** Instructions to follow **
Return the listing below verbatim. Pictures do not belong in the copy.
^^^^^^^^
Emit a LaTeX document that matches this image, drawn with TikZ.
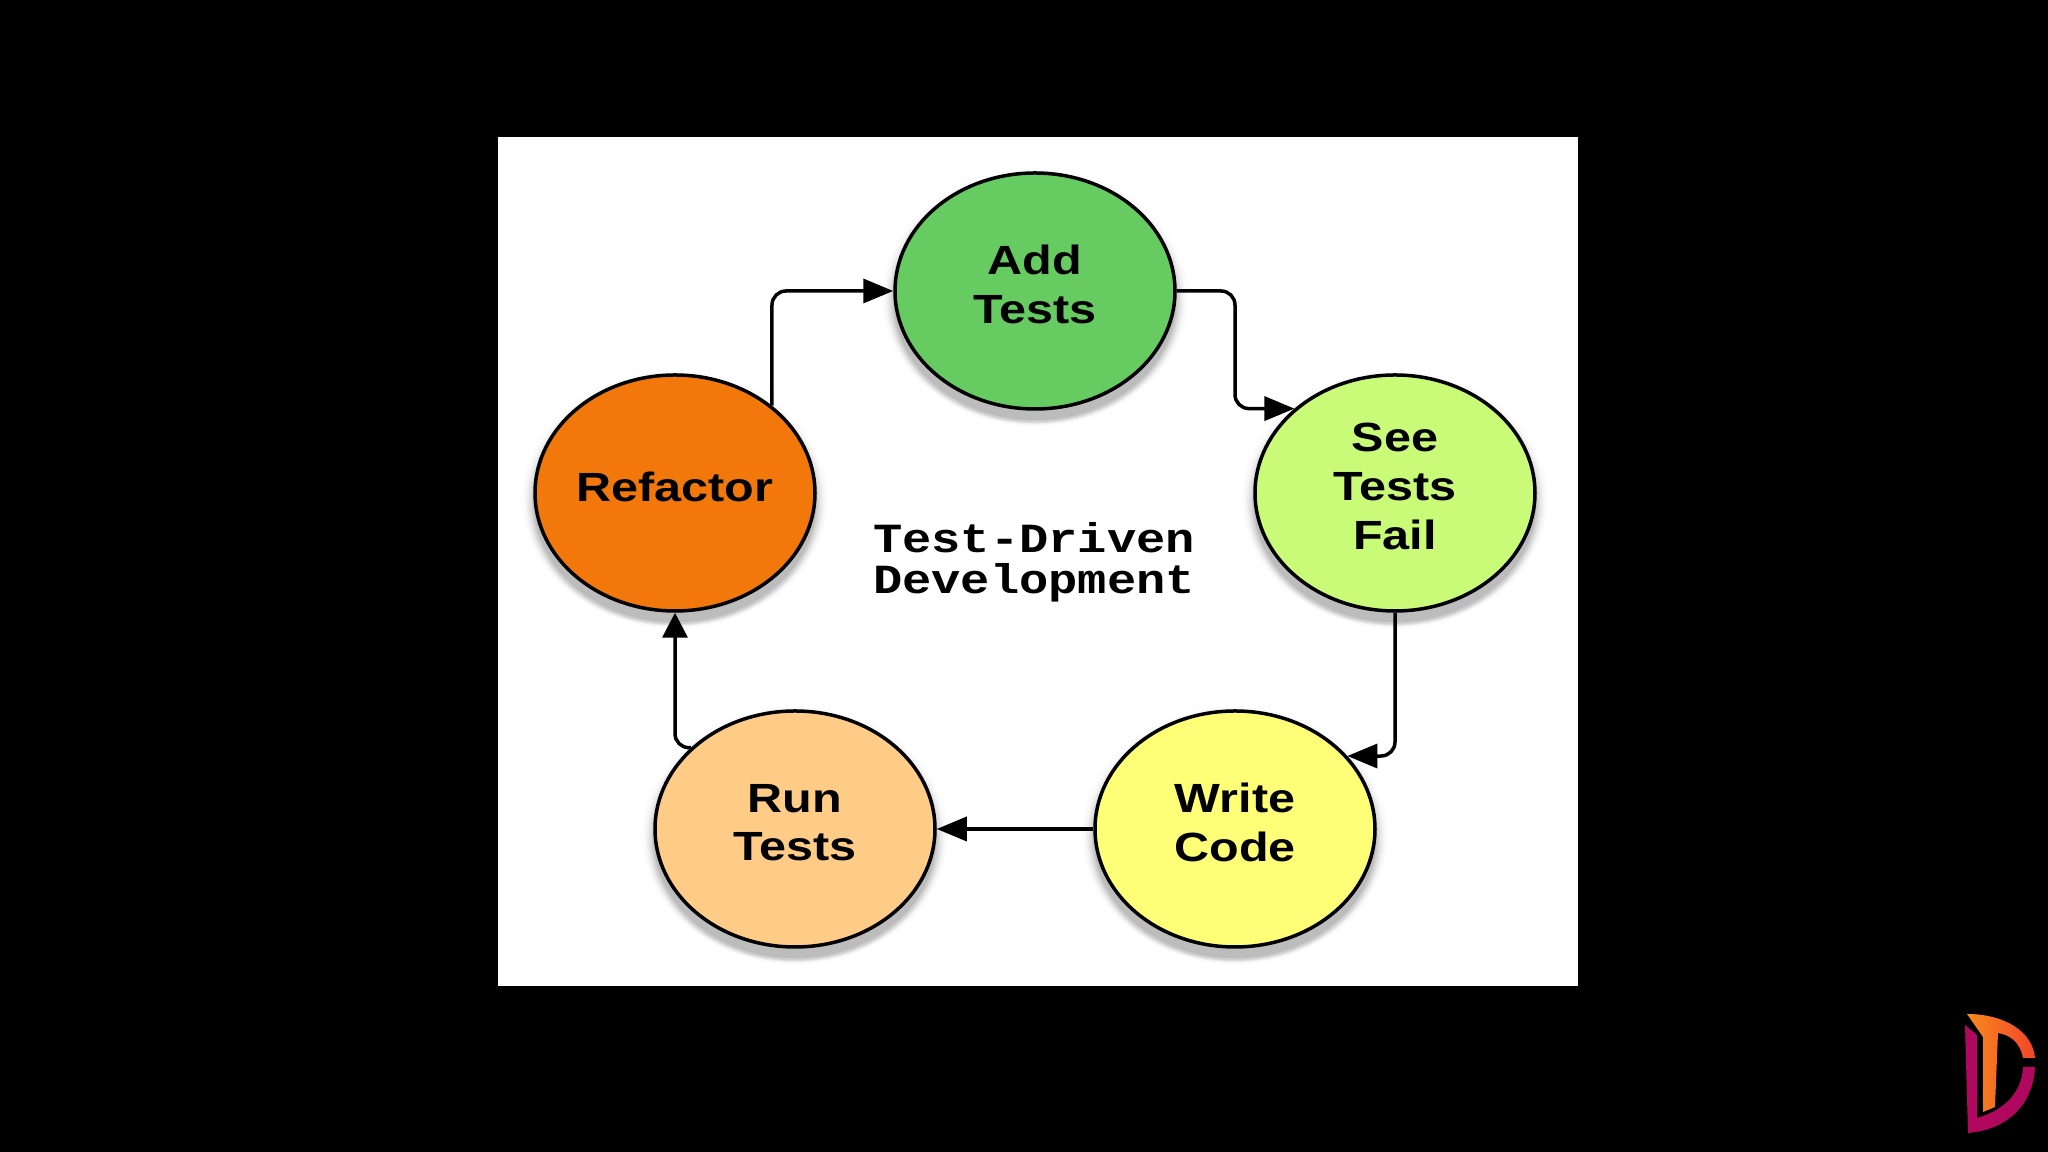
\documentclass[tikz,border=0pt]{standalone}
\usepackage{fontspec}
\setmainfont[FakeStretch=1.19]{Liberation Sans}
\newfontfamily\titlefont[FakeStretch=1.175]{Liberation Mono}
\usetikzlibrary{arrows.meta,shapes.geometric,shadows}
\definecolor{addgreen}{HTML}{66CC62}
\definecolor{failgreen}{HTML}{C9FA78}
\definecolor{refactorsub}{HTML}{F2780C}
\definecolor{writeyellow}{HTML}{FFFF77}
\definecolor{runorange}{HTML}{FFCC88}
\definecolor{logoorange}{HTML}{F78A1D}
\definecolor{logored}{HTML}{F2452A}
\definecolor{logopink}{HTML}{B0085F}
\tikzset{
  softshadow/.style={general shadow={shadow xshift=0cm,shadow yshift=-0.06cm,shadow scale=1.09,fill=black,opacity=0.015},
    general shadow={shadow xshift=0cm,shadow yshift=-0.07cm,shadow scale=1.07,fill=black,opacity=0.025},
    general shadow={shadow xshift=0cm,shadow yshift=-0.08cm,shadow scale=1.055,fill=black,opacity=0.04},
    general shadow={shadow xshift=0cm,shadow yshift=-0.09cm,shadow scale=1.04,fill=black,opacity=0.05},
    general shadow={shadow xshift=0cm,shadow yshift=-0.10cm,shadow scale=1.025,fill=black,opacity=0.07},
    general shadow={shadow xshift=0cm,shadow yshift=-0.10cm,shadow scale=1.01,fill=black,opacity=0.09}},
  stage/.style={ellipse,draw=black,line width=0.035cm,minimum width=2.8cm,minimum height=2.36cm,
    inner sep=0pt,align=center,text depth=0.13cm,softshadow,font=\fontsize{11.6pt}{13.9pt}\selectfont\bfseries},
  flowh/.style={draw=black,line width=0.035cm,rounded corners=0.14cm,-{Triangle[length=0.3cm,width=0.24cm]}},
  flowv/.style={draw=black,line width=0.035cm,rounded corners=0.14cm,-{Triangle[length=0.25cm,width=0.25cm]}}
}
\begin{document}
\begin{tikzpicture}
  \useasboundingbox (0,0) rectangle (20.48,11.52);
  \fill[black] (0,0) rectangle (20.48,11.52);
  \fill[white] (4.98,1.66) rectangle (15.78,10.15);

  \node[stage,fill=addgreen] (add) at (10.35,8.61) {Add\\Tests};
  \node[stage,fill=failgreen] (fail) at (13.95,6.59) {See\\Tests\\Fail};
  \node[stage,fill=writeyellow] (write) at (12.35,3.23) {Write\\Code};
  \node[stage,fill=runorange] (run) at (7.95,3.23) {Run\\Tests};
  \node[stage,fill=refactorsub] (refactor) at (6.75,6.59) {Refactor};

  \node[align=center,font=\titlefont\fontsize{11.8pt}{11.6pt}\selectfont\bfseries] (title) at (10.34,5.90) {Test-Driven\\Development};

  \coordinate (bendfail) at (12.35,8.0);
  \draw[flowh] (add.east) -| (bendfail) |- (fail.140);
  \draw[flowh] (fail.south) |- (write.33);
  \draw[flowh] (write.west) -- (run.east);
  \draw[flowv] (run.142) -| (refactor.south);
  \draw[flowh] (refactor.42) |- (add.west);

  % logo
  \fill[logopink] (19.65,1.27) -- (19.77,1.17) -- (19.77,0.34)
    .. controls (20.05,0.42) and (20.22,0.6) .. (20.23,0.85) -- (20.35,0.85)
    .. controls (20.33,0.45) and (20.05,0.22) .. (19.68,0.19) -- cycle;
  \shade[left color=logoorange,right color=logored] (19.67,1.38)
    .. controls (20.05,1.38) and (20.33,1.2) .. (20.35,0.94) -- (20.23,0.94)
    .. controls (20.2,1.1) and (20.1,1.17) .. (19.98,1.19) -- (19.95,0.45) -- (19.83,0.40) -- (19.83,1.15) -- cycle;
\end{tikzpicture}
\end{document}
^^^^^^^^
** Expected answer **
Emit a LaTeX document that matches this image, drawn with TikZ.
\documentclass[tikz,border=0pt]{standalone}
\usepackage{fontspec}
\setmainfont[FakeStretch=1.19]{Liberation Sans}
\newfontfamily\titlefont[FakeStretch=1.175]{Liberation Mono}
\usetikzlibrary{arrows.meta,shapes.geometric,shadows}
\definecolor{addgreen}{HTML}{66CC62}
\definecolor{failgreen}{HTML}{C9FA78}
\definecolor{refactorsub}{HTML}{F2780C}
\definecolor{writeyellow}{HTML}{FFFF77}
\definecolor{runorange}{HTML}{FFCC88}
\definecolor{logoorange}{HTML}{F78A1D}
\definecolor{logored}{HTML}{F2452A}
\definecolor{logopink}{HTML}{B0085F}
\tikzset{
  softshadow/.style={general shadow={shadow xshift=0cm,shadow yshift=-0.06cm,shadow scale=1.09,fill=black,opacity=0.015},
    general shadow={shadow xshift=0cm,shadow yshift=-0.07cm,shadow scale=1.07,fill=black,opacity=0.025},
    general shadow={shadow xshift=0cm,shadow yshift=-0.08cm,shadow scale=1.055,fill=black,opacity=0.04},
    general shadow={shadow xshift=0cm,shadow yshift=-0.09cm,shadow scale=1.04,fill=black,opacity=0.05},
    general shadow={shadow xshift=0cm,shadow yshift=-0.10cm,shadow scale=1.025,fill=black,opacity=0.07},
    general shadow={shadow xshift=0cm,shadow yshift=-0.10cm,shadow scale=1.01,fill=black,opacity=0.09}},
  stage/.style={ellipse,draw=black,line width=0.035cm,minimum width=2.8cm,minimum height=2.36cm,
    inner sep=0pt,align=center,text depth=0.13cm,softshadow,font=\fontsize{11.6pt}{13.9pt}\selectfont\bfseries},
  flowh/.style={draw=black,line width=0.035cm,rounded corners=0.14cm,-{Triangle[length=0.3cm,width=0.24cm]}},
  flowv/.style={draw=black,line width=0.035cm,rounded corners=0.14cm,-{Triangle[length=0.25cm,width=0.25cm]}}
}
\begin{document}
\begin{tikzpicture}
  \useasboundingbox (0,0) rectangle (20.48,11.52);
  \fill[black] (0,0) rectangle (20.48,11.52);
  \fill[white] (4.98,1.66) rectangle (15.78,10.15);

  \node[stage,fill=addgreen] (add) at (10.35,8.61) {Add\\Tests};
  \node[stage,fill=failgreen] (fail) at (13.95,6.59) {See\\Tests\\Fail};
  \node[stage,fill=writeyellow] (write) at (12.35,3.23) {Write\\Code};
  \node[stage,fill=runorange] (run) at (7.95,3.23) {Run\\Tests};
  \node[stage,fill=refactorsub] (refactor) at (6.75,6.59) {Refactor};

  \node[align=center,font=\titlefont\fontsize{11.8pt}{11.6pt}\selectfont\bfseries] (title) at (10.34,5.90) {Test-Driven\\Development};

  \coordinate (bendfail) at (12.35,8.0);
  \draw[flowh] (add.east) -| (bendfail) |- (fail.140);
  \draw[flowh] (fail.south) |- (write.33);
  \draw[flowh] (write.west) -- (run.east);
  \draw[flowv] (run.142) -| (refactor.south);
  \draw[flowh] (refactor.42) |- (add.west);

  % logo
  \fill[logopink] (19.65,1.27) -- (19.77,1.17) -- (19.77,0.34)
    .. controls (20.05,0.42) and (20.22,0.6) .. (20.23,0.85) -- (20.35,0.85)
    .. controls (20.33,0.45) and (20.05,0.22) .. (19.68,0.19) -- cycle;
  \shade[left color=logoorange,right color=logored] (19.67,1.38)
    .. controls (20.05,1.38) and (20.33,1.2) .. (20.35,0.94) -- (20.23,0.94)
    .. controls (20.2,1.1) and (20.1,1.17) .. (19.98,1.19) -- (19.95,0.45) -- (19.83,0.40) -- (19.83,1.15) -- cycle;
\end{tikzpicture}
\end{document}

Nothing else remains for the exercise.